CİHAD
İnsan dünya hayatına geldiğinde aslında bir mücahedeye uyanır. Onun için artık sürekli bir öğrenme ve gayret gösterme, çalışma vardır. Zahirde bakıldığında bunları hayatı öğrenme, hayatta kalabilme, dünyayı ve kâinatı tanıma, engelleri aşma, yeni şeyleri keşfetme gibi görebiliriz. Öyledir de… Fakat diğer taraftan, bütün bu tanımlamaların altında Rabbini tanıma, sevme, iman, itaat ve ibadet etme vardır.
Bugün maddenin neredeyse en küçük yapıtaşına ve hatta detaylarına ulaşan insanın aradığı ve bulduğu nedir? Hakimiyet arayışları içerisinde tarihte ve günümüzde zirve yapanların elde ettiği, ortaya koyduğu nedir? Zenginlikte sınırı rakamları taşan varlığa sahip olanların bulduğu ve yaptığı nedir?
Sorular… Sorular… devam eder, gider…
Evet, hayat devam edip giderken, insaniyet-i kübra olan İslamiyet ve “Ben güzel ahlakı tamamlamak için gönderildim” diyen Efendimiz (sav) bütün insanlığın önünde durup, bu cihadın, mücahadenin ve gayretin ne ve ne için olması gerektiğinin altını çiziyor ve diyor ki:
“Mücahid Allah yolunda nefsiyle cihad edendir.” (İbn Hanbel, VI, 22)
“Mümin kılıcı ve diliyle cihad eder.” (Ahmed b. Hanbel, III, 456)
“Müşriklere karşı mallarınız, canlarınız ve dilinizle cihad edin.” (Ahmed b. Hanbel, III, 124)
“O halde onlara (ana-babana) hizmet yolunda -nefsinle- cihad et.” (Buhari, “Cihad”, 138)
“Sizin (kadınlar) için cihadın en faziletlisi makbul hacdır.” (Buhari, “Cihad”, 1)
Dünyaya geldik ve gidiyoruz. Mecburen içinde olduğumuz bir mücadele var. Bu mücadele ya Allah için ya da nefsimiz için olacaktır. İşte bu ayrımda yüzümüzü Allah’a çeviren mücahadenin ismi cihad oluyor. Allah için cihad edene de mücahid deniliyor.

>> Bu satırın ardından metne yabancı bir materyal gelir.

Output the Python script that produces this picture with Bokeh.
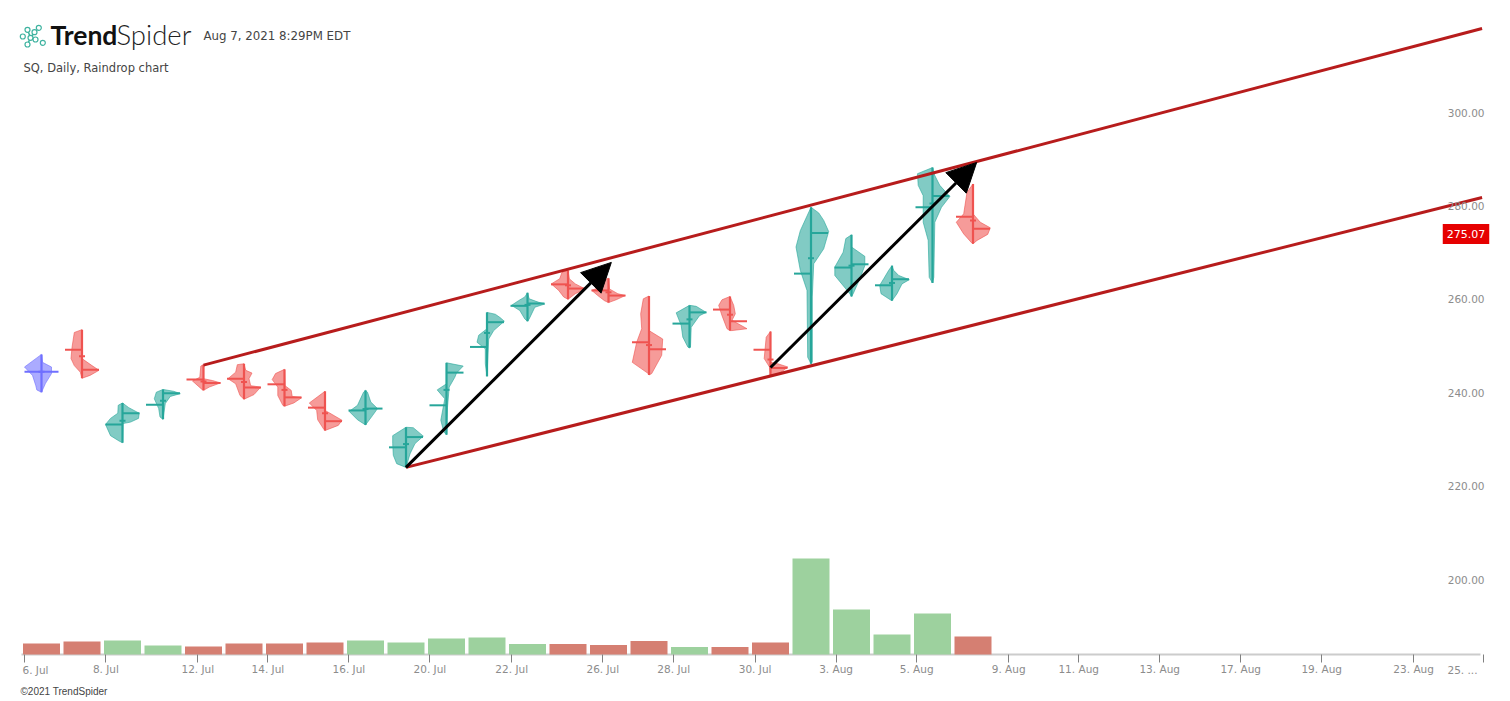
from bokeh.embed import file_html
from bokeh.models import (Arrow, FixedTicker, Label, LinearAxis, NormalHead,
                          NumeralTickFormatter, Range1d)
from bokeh.plotting import figure
from bokeh.resources import INLINE

# ---------- data ----------
highs = [248.2, 253.5, 237.8, 240.7, 246.0, 246.2, 245.0, 240.3, 240.5, 232.6, 246.4, 257.2,
         261.4, 266.2, 264.5, 260.7, 258.7, 260.6, 253.1, 279.7, 273.8, 267.2, 288.2, 284.7]
lows = [240.1, 243.1, 229.3, 234.3, 240.5, 238.6, 237.1, 231.9, 233.1, 224.0, 231.0, 243.5,
        255.3, 260.0, 259.3, 243.8, 249.6, 253.3, 243.5, 246.2, 260.6, 259.7, 263.5, 271.9]
opens = [244.5, 249.2, 233.2, 237.4, 242.8, 243.0, 241.8, 236.8, 236.2, 228.3, 237.3, 249.8,
         258.6, 263.2, 261.9, 250.8, 254.8, 257.8, 249.2, 265.5, 266.8, 263.0, 279.7, 277.7]
closes = [244.5, 244.9, 235.6, 239.9, 242.1, 241.1, 239.0, 233.9, 236.6, 230.5, 244.3, 255.1,
          259.1, 262.3, 260.8, 249.3, 257.2, 255.3, 245.3, 274.2, 267.5, 264.3, 282.1, 275.1]
vwaps = [244.5, 247.8, 234.0, 238.3, 242.4, 242.3, 240.6, 235.6, 236.5, 229.0, 240.6, 252.8,
         258.8, 263.0, 261.5, 250.2, 255.7, 256.7, 247.1, 268.8, 267.2, 263.5, 280.5, 276.9]
volumes = [2.75, 3.25, 3.5, 2.25, 2.0, 2.75, 2.75, 3.0, 3.5, 3.0, 4.0, 4.25,
           2.6, 2.6, 2.4, 3.4, 1.9, 1.9, 3.0, 24.0, 11.25, 5.0, 10.25, 4.5]

# volume-at-price profile of each raindrop: prices and relative widths per half
left_prices = [
    [245.5, 243.7, 241.5, 240.6], [252.9, 249.7, 247.3, 245.8, 244.4],
    [237.3, 235.6, 234.5, 233.2, 230.8, 229.6], [240.1, 238.7, 236.6, 234.8],
    [245.7, 243.3, 242.5, 240.6], [246.0, 244.4, 243.0, 241.9, 239.4],
    [244.1, 242.8, 241.2, 239.4, 237.3], [237.8, 236.2, 234.2, 232.1],
    [240.1, 237.3, 236.0, 234.2], [230.8, 229.1, 226.6, 224.8],
    [241.9, 240.6, 238.7, 234.1, 231.6], [253.7, 252.3, 250.8, 249.4, 246.2],
    [260.5, 259.7, 258.7, 257.6, 255.8], [265.8, 264.4, 263.3, 261.9, 260.5],
    [264.0, 262.6, 261.9, 260.8, 259.7], [260.1, 256.9, 253.7, 250.8, 246.5, 244.1],
    [257.1, 254.4, 251.9, 249.8], [259.9, 258.7, 256.5, 253.7],
    [251.9, 247.3, 245.5], [274.7, 271.2, 266.2, 261.9, 247.6],
    [273.0, 270.1, 266.9, 265.1, 261.2], [266.2, 264.4, 263.0, 261.2, 259.9],
    [286.9, 284.4, 282.2, 276.5, 272.6, 264.7], [282.9, 278.3, 276.5, 274.0, 272.0],
]
left_widths = [
    [17, 9, 5.7, 4.7], [7.7, 10, 11, 7.7, 1.7],
    [4.3, 4.7, 12, 17, 12, 3], [6.7, 8.7, 4.3, 3],
    [2.7, 3.7, 11, 1], [6.7, 8.3, 16, 8.3, 4],
    [9, 12.3, 6.7, 6.7, 1.7], [15.7, 8.3, 7.3, 1],
    [2, 8, 16.3, 8], [13.3, 13.3, 12.7, 9.3],
    [0, 9.3, 1.7, 5.7, 2.7], [0, 8.3, 10, 1.7, 1.7],
    [2.7, 9, 16, 7.7, 2.7], [6, 8.3, 16.7, 9.3, 4.3],
    [5.7, 9, 16.7, 10.7, 4], [5.7, 8.3, 7.3, 12.3, 16.7, 0.7],
    [13.3, 8.3, 6.7, 1.7], [8, 11.3, 8, 3],
    [4.3, 6.3, 1], [10.7, 15, 10.7, 4, 3.3],
    [5.7, 8.3, 16.7, 16.7, 1.7], [3.3, 8.3, 12.3, 11, 1.7],
    [15, 14.3, 9.3, 9.3, 4.3, 3.3], [6, 9.3, 16.7, 9.3, 1],
]
right_prices = [
    [246.5, 245.5, 244.1, 242.0], [247.3, 245.8, 244.8, 243.7],
    [236.8, 235.6, 234.5, 233.7, 233.4], [240.3, 239.8, 239.2, 237.7],
    [243.0, 242.6, 242.1, 241.2], [244.8, 244.2, 243.0, 241.5, 241.2, 239.6],
    [241.5, 240.5, 239.2, 238.9, 237.8], [236.2, 235.6, 234.1, 233.0],
    [240.1, 238.0, 236.6, 235.1], [232.5, 230.7, 229.1, 226.9],
    [245.7, 244.2, 243.3, 241.2, 236.9], [256.8, 256.1, 255.3, 253.3, 251.5],
    [260.1, 259.4, 259.0, 258.3, 255.8], [264.4, 263.3, 262.2, 261.2],
    [262.2, 261.2, 260.8, 259.9], [253.3, 251.5, 248.0, 244.1],
    [258.5, 257.2, 256.5, 254.0, 249.8], [258.7, 256.9, 255.5, 253.7, 253.3],
    [246.5, 246.2, 245.5, 244.1], [278.5, 276.9, 274.5, 270.8, 267.6, 260.5, 246.6],
    [271.2, 269.2, 267.2, 264.4, 261.2], [266.2, 265.1, 264.2, 263.3, 261.2],
    [286.5, 284.4, 282.0, 279.7, 276.5, 264.7], [278.3, 276.5, 275.3, 273.9, 272.6],
]
right_widths = [
    [1, 10, 10, 4], [0, 10, 17, 8],
    [6.3, 16.7, 16, 8, 0.5], [10.7, 17.3, 7.3, 2.3],
    [0, 9, 17, 5.7], [1.7, 8, 5, 6.7, 16.7, 10],
    [0.5, 6.7, 7.7, 17, 9.3], [0, 5, 17, 13.3],
    [2, 5.3, 12, 7], [7.3, 17.3, 9, 4],
    [16.7, 10, 8.3, 2.7, 1], [8.3, 13, 17.3, 6.7, 1.7],
    [1.7, 10.7, 17.3, 7.3, 1.7], [1.3, 7.3, 17.3, 7.3],
    [1, 9.3, 16.7, 7.7], [0, 13.7, 12.7, 2.7],
    [6.7, 16.7, 10, 1.7, 1], [3.7, 5.3, 2, 17, 2],
    [0, 7.3, 17.3, 9], [7.7, 12.7, 17.7, 12.7, 2.7, 1.3, 1.3],
    [0, 13.3, 13.3, 8.3, 1.7], [1.7, 6.7, 17.3, 10, 5],
    [2.3, 7.3, 17.3, 9, 2.3, 1.3], [0, 7.3, 17.3, 14.7, 4],
]

channel_slots = [[4, 35.57], [9, 35.57]]
channel_prices = [[245.9, 318.0], [224.0, 281.8]]
arrow_slots = [[9, 14.07], [18, 23.09]]
arrow_prices = [[224.0, 267.9], [245.4, 289.3]]

tick_slots = [-0.42, 1.59, 3.86, 5.59, 7.59, 9.59, 11.61, 13.86, 15.61, 17.62, 19.62, 21.61,
              23.88, 25.61, 27.61, 29.61, 31.61, 33.88, 35.61]
tick_labels = ["6. Jul", "8. Jul", "12. Jul", "14. Jul", "16. Jul", "20. Jul", "22. Jul",
               "26. Jul", "28. Jul", "30. Jul", "3. Aug", "5. Aug", "9. Aug", "11. Aug",
               "13. Aug", "17. Aug", "19. Aug", "23. Aug", "25. ..."]
price_ticks = [200, 220, 240, 260, 280, 300]
last_price = 275.07

# ---------- layout: page pixels <-> chart units ----------
W, H = 1494, 699
PAD = 0
SLOT_PX, SLOT0_PX = 40.5, 41.0
PRICE_PX, P300_PX = 4.67, 112.0
VOL_PX, VOL0_PX = 4.0, 654.0


def sx(px):
    return (px - SLOT0_PX) / SLOT_PX


def py(px):
    return 300 - (px - P300_PX) / PRICE_PX


GREEN, RED, BLUE = "#26a69a", "#ef5350", "#6f6fff"
GREY = "#8c8c8c"
FONT = "DejaVu Sans"
WIDTH_UNIT = 1 / SLOT_PX

p = figure(width=W, height=H, output_backend="svg", toolbar_location=None,
           x_axis_type=None, y_axis_type=None, min_border=0, outline_line_color=None,
           x_range=Range1d(sx(PAD), sx(PAD + W)), y_range=Range1d(py(PAD + H), py(PAD)))
p.grid.visible = False
p.extra_y_ranges["vol"] = Range1d((VOL0_PX - PAD - H) / VOL_PX, (VOL0_PX - PAD) / VOL_PX)

n = len(highs)
slots = list(range(n))

# volume bars and axis line
p.segment([sx(21)], [0], [sx(1480)], [0], line_color="#cccccc", line_width=2, y_range_name="vol")
p.vbar(x=slots, top=volumes, bottom=0, width=37 / SLOT_PX, y_range_name="vol", line_color=None,
       fill_color=["#9dd19e" if c > o else "#d57f72" for o, c in zip(opens, closes)])

# raindrops
colors = [GREEN if c > o else RED if c < o else BLUE for o, c in zip(opens, closes)]
for i in slots:
    xs = [i] + [i - w * WIDTH_UNIT for w in left_widths[i]] + [i] \
        + [i + w * WIDTH_UNIT for w in reversed(right_widths[i])]
    ys = [highs[i]] + left_prices[i] + [lows[i]] + list(reversed(right_prices[i]))
    p.patch(xs, ys, fill_color=colors[i], fill_alpha=0.58, line_color=colors[i], line_alpha=0.6,
            line_width=1)
p.segment(slots, highs, slots, lows, line_color=colors, line_width=2.2)
p.segment([i - 17 * WIDTH_UNIT for i in slots], opens, slots, opens, line_color=colors, line_width=2)
p.segment(slots, closes, [i + 17 * WIDTH_UNIT for i in slots], closes, line_color=colors, line_width=2)
p.segment([i - 3 * WIDTH_UNIT for i in slots], vwaps, [i + 3 * WIDTH_UNIT for i in slots], vwaps,
          line_color=colors, line_width=2)

# channel and arrows
p.multi_line(channel_slots, channel_prices, line_color="#b71c1c", line_width=3)
for xa, ya in zip(arrow_slots, arrow_prices):
    p.add_layout(Arrow(end=NormalHead(size=29, fill_color="black", line_color="black"),
                       x_start=xa[0], y_start=ya[0], x_end=xa[1], y_end=ya[1],
                       line_color="black", line_width=3))

# axes
xax = LinearAxis(fixed_location=0, y_range_name="vol",
                 ticker=FixedTicker(ticks=tick_slots),
                 major_label_overrides={t: ("" if j in (0, len(tick_slots) - 1) else tick_labels[j])
                                        for j, t in enumerate(tick_slots)},
                 axis_line_color=None, major_tick_line_color="#808080", major_tick_line_width=1,
                 major_tick_in=0, major_tick_out=8, minor_tick_line_color=None,
                 major_label_text_color=GREY, major_label_text_font=FONT,
                 major_label_text_font_size="10.5px", major_label_standoff=0)
p.add_layout(xax, "below")
yax = LinearAxis(fixed_location=sx(1484), ticker=FixedTicker(ticks=price_ticks),
                 axis_line_color=None, major_tick_line_color=None, minor_tick_line_color=None,
                 major_tick_in=0, major_tick_out=0,
                 major_label_text_color=GREY, major_label_text_font=FONT,
                 major_label_text_font_size="10.5px", major_label_standoff=0,
                 formatter=NumeralTickFormatter(format="0.00"))
p.add_layout(yax, "left")

for lab, cx in ((tick_labels[0], 35), (tick_labels[-1], 1462)):
    p.add_layout(Label(x=sx(cx), y=py(669), text=lab, text_align="center", text_baseline="middle",
                       text_color=GREY, text_font=FONT, text_font_size="10.5px"))

# last-price tag
p.add_layout(Label(x=sx(1465.5), y=last_price, y_offset=-5, text=f"{last_price:.2f}",
                   text_align="center", text_baseline="middle", text_color="white", text_font=FONT,
                   text_font_size="11px", background_fill_color="#e60000",
                   padding=(4, 6)))

# header texts
p.add_layout(Label(x=sx(50), y=py(34), text="Trend", text_font="Lato", text_font_style="bold",
                   text_font_size="26.5px", text_color="#111111", text_baseline="middle"))
p.add_layout(Label(x=sx(116), y=py(34), text="Spider", text_font="Lato Light",
                   text_font_size="27.5px", text_color="#222222", text_baseline="middle"))
p.add_layout(Label(x=sx(203), y=py(35), text="Aug 7, 2021 8:29PM EDT", text_font=FONT,
                   text_font_size="11.8px", text_color="#444444", text_baseline="middle"))
p.add_layout(Label(x=sx(23), y=py(67.5), text="SQ, Daily, Raindrop chart", text_font=FONT,
                   text_font_size="11.5px", text_color="#444444", text_baseline="middle"))
p.add_layout(Label(x=sx(20), y=py(691), text="©2021 TrendSpider", text_font="Liberation Sans",
                   text_font_size="10px", text_color="#444444", text_baseline="middle"))

# logo
logo_x = [22.3, 27, 34, 38.3, 30, 35, 42.3, 27]
logo_y = [36, 29.3, 31.7, 27.3, 37.3, 39, 42.3, 44]
logo_links = [(1, 4), (4, 7), (4, 2)]
p.multi_line([[sx(logo_x[a]), sx(logo_x[b])] for a, b in logo_links],
             [[py(logo_y[a]), py(logo_y[b])] for a, b in logo_links],
             line_color="#36b19b", line_width=1.5)
p.scatter([sx(v) for v in logo_x], [py(v) for v in logo_y], size=5, marker="circle",
          fill_color="white", line_color="#3fb3a0", line_width=1.2)

open("out.html", "w").write(file_html(p, INLINE))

Bu cihadımız hem kişisel hem de toplumsal olarak hayat kurtarıyor. Sadece öldürme gibi anlaşılan ve günümüzde Müslümanları, ortaya çıkardıkları kuklalar üzerinden, terörist gibi gösteren kuklacıları hariç tutarsak her anlamıyla değerlendirildiğinde rahat, huzur ve saadet getiriyor. Tarih-i alem buna şahittir.
İslam, cihadı Allah’ın kelimesini yüceltmek olarak önümüze koyup fetih kavramıyla nefes olabilme manasıyla tanımlar. Başka nefisleri, canları, malları, dinleri koruma altına alırken, mücahidin en önemli cihadını kendi nefsiyle mücadele olarak ortaya koyup, kendisini ıslah edemeyenin başkasına hayat olamayacağından bahseder. Her cihadı bir iyiliğe, her iyiliği bir cihada bağlar. Velev kılıçla olsa, kılıç değenin gerçek hâkim olan Allah’ın tebliğine kapalı olanların kilidini açmak için olduğunu aşikâr eder.
Öyle ki öleceği sırada yüzüne tükürdüğü İslam kahramanının adamı bırakıp “Seni Allah için öldürecektim, fakat şimdi nefsim karıştı” diyerek bırakması ve neticesinde şahsın Müslüman olmasını intaç eden portreler dokumuştur.
Cihad, barıştır. Cihad, hayattır. Cihadın alanı geniştir…
Mücahid, Allah için olabilmenin önündeki engelleri -nefsinden başlayarak- ortadan kaldırandır. İncitmeyen, kırmayan, dökmeyendir.
Cihad, her şeyiyle Allah’ın olduğunu kavramak, yeri geldiğinde canı, malı, nefsi her şeyini Allah’a verebilmek demektir.